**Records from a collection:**
• • • • •
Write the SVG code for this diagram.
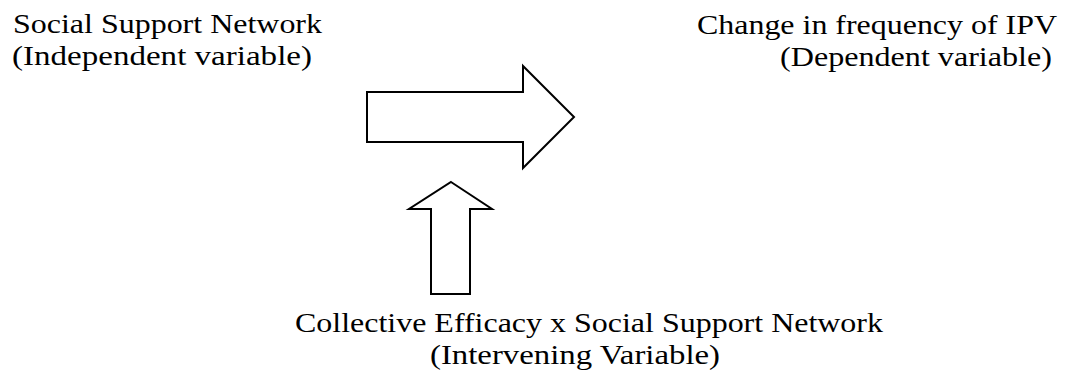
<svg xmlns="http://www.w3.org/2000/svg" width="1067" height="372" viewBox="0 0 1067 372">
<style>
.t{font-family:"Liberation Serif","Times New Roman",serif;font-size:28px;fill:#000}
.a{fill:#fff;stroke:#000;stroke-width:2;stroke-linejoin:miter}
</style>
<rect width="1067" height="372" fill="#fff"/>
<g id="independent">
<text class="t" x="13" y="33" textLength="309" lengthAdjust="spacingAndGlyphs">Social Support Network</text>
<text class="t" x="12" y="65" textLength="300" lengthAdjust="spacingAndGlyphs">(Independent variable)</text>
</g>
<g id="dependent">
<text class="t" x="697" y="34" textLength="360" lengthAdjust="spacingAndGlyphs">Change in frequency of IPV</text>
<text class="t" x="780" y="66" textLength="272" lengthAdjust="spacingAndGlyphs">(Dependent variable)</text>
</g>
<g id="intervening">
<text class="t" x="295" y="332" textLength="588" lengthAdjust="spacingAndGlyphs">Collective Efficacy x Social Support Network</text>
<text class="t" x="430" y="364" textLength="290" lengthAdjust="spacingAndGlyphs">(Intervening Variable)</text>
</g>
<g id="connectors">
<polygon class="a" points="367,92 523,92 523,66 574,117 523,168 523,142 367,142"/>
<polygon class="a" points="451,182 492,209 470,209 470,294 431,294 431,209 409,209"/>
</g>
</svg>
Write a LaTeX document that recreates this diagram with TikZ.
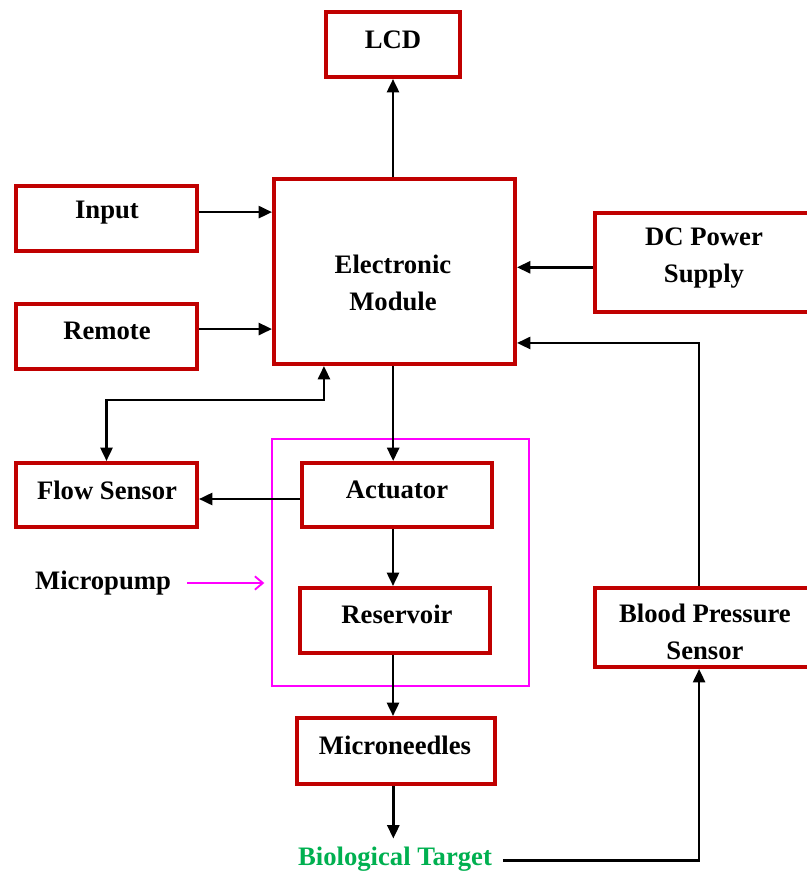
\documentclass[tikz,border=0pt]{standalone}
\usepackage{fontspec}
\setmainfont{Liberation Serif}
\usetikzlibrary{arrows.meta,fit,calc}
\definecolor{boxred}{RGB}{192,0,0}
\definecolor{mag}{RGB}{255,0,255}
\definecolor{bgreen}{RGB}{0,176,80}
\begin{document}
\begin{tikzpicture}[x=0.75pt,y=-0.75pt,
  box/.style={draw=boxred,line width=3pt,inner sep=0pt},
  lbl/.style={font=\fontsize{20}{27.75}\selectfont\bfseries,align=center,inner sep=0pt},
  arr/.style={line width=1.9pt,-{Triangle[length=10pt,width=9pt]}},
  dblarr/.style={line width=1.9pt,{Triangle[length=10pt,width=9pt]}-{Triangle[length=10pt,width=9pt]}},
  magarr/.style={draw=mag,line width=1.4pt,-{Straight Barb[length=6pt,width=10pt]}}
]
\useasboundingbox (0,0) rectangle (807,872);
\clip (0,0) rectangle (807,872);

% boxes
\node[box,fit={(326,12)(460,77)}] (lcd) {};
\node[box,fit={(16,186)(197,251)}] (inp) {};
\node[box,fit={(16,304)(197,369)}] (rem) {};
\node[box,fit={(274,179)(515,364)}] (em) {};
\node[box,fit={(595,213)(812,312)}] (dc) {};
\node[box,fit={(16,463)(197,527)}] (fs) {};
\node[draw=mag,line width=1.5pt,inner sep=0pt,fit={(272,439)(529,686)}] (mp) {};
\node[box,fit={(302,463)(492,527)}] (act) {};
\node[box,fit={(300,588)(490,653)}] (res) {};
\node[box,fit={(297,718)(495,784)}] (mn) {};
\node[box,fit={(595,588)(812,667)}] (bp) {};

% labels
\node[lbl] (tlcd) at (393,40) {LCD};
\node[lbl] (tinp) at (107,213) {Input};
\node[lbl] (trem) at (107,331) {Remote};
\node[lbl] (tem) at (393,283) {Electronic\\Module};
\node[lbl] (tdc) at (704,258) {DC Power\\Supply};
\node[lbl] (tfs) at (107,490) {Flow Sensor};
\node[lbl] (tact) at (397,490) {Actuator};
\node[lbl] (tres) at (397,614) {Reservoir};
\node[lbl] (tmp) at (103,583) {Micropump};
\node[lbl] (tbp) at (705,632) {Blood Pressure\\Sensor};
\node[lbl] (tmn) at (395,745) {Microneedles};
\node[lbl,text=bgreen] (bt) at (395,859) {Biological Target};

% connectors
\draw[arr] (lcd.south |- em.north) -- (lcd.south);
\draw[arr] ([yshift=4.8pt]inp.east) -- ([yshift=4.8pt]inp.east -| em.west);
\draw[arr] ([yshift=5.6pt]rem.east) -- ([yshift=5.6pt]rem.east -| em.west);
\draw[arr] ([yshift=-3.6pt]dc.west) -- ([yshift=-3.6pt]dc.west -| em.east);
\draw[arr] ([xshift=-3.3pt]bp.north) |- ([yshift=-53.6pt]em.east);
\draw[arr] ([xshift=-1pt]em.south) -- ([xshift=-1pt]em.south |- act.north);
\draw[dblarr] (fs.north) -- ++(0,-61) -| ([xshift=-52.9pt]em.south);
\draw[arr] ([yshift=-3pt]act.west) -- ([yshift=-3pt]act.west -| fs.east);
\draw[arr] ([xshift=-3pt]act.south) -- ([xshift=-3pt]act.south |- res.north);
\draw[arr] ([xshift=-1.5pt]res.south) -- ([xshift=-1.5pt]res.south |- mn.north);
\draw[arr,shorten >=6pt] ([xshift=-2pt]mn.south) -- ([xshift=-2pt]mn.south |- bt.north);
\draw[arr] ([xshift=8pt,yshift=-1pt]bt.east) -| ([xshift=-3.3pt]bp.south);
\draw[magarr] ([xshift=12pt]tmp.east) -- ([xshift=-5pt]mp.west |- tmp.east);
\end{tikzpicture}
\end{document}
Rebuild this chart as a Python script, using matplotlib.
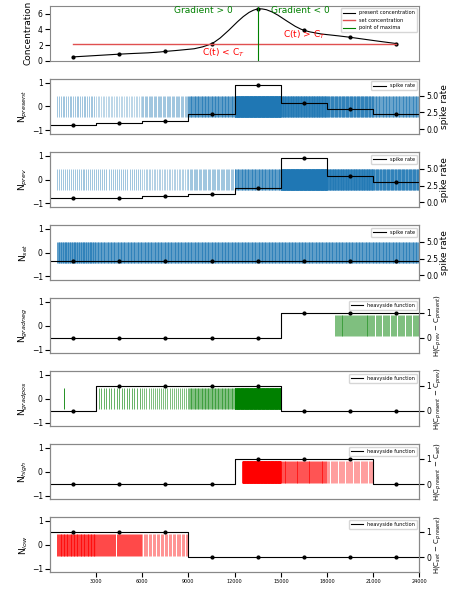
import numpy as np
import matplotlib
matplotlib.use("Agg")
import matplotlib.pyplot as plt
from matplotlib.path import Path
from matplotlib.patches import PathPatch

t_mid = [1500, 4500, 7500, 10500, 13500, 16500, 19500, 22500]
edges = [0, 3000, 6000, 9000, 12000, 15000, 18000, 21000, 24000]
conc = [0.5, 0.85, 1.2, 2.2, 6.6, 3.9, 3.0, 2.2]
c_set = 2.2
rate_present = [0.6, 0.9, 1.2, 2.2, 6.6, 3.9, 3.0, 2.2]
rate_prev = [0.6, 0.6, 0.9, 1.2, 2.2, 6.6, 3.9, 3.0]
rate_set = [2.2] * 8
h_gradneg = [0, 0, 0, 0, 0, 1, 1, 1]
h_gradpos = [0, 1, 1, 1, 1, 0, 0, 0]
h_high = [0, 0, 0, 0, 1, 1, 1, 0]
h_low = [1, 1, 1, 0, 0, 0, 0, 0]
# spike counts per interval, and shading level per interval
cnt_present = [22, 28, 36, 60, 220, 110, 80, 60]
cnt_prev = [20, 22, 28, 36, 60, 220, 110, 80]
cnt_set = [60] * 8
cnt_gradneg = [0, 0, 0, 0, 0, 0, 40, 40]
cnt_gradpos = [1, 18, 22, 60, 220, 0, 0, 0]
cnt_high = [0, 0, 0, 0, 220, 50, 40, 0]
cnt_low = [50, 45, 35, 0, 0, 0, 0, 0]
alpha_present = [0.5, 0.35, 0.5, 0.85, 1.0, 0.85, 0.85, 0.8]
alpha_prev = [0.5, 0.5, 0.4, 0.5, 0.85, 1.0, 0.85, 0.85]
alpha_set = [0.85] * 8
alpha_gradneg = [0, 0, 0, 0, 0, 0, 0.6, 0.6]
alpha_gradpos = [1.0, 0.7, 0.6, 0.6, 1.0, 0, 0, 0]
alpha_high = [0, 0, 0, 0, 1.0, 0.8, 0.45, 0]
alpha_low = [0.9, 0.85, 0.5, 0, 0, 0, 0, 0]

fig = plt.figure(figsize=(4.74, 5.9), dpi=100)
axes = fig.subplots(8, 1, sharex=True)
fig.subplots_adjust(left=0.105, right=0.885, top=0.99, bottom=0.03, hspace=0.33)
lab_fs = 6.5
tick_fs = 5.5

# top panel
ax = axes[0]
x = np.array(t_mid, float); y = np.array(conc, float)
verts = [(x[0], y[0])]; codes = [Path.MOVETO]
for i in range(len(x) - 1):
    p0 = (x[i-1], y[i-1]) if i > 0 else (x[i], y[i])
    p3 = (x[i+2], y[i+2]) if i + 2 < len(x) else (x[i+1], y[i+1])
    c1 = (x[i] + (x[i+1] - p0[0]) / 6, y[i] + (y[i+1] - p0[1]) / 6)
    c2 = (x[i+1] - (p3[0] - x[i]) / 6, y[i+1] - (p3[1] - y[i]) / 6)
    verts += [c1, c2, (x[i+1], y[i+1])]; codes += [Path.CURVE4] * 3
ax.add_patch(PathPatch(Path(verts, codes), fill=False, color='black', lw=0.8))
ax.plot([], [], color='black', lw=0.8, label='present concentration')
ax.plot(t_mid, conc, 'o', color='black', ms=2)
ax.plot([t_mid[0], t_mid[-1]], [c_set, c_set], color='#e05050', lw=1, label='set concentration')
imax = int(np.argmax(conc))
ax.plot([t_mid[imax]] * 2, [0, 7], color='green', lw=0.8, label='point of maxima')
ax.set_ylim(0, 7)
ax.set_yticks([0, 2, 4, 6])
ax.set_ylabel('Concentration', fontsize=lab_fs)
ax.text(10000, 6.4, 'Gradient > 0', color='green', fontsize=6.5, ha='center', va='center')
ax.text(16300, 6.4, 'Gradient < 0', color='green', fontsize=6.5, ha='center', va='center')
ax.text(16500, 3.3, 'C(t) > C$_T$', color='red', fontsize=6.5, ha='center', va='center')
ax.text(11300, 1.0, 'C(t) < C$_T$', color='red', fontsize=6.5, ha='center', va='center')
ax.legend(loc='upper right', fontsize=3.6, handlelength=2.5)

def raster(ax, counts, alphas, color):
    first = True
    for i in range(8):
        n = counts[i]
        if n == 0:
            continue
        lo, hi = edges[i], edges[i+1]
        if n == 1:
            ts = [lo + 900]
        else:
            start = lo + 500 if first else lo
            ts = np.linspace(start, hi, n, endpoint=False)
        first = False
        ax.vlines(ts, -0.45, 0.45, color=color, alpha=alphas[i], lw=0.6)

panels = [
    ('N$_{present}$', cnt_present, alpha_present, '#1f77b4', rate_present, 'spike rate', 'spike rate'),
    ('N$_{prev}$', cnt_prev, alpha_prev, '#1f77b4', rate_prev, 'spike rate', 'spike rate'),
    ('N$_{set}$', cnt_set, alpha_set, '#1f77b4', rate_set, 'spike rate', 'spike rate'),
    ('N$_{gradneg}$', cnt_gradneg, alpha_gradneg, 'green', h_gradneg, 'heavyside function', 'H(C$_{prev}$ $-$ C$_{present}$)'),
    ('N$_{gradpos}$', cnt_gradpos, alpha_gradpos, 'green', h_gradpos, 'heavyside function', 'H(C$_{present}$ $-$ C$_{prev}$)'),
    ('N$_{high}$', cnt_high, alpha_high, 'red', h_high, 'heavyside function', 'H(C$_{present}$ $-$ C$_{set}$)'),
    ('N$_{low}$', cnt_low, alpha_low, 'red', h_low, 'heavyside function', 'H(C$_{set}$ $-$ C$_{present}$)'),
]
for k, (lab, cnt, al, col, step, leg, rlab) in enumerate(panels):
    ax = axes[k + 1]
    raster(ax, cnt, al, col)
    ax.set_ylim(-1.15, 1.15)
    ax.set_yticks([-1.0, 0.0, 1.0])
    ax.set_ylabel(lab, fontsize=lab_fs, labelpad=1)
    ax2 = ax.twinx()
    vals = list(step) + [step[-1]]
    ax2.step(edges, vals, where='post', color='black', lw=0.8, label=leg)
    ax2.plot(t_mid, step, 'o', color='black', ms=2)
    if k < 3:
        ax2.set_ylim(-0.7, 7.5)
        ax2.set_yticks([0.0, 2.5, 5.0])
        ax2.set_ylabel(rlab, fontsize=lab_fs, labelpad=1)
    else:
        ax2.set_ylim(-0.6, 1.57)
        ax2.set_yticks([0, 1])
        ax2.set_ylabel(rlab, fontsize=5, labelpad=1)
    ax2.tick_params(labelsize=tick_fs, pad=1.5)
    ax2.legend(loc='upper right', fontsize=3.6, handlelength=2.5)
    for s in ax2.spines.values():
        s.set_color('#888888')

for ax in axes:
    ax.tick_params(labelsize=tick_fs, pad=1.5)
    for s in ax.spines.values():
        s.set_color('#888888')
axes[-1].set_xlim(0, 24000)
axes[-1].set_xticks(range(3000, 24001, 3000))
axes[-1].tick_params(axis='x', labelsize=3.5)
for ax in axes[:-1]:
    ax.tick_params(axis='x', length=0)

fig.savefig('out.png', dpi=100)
• • • • •
**Aim of the exercise:** Pictures are excluded. Repeat exactly the lines from the one containing "Rebuild this chart" to the one containing "from matplotlib.patches import PathPatch", inclusive.

**Answer in full:**
Rebuild this chart as a Python script, using matplotlib.
import numpy as np
import matplotlib
matplotlib.use("Agg")
import matplotlib.pyplot as plt
from matplotlib.path import Path
from matplotlib.patches import PathPatch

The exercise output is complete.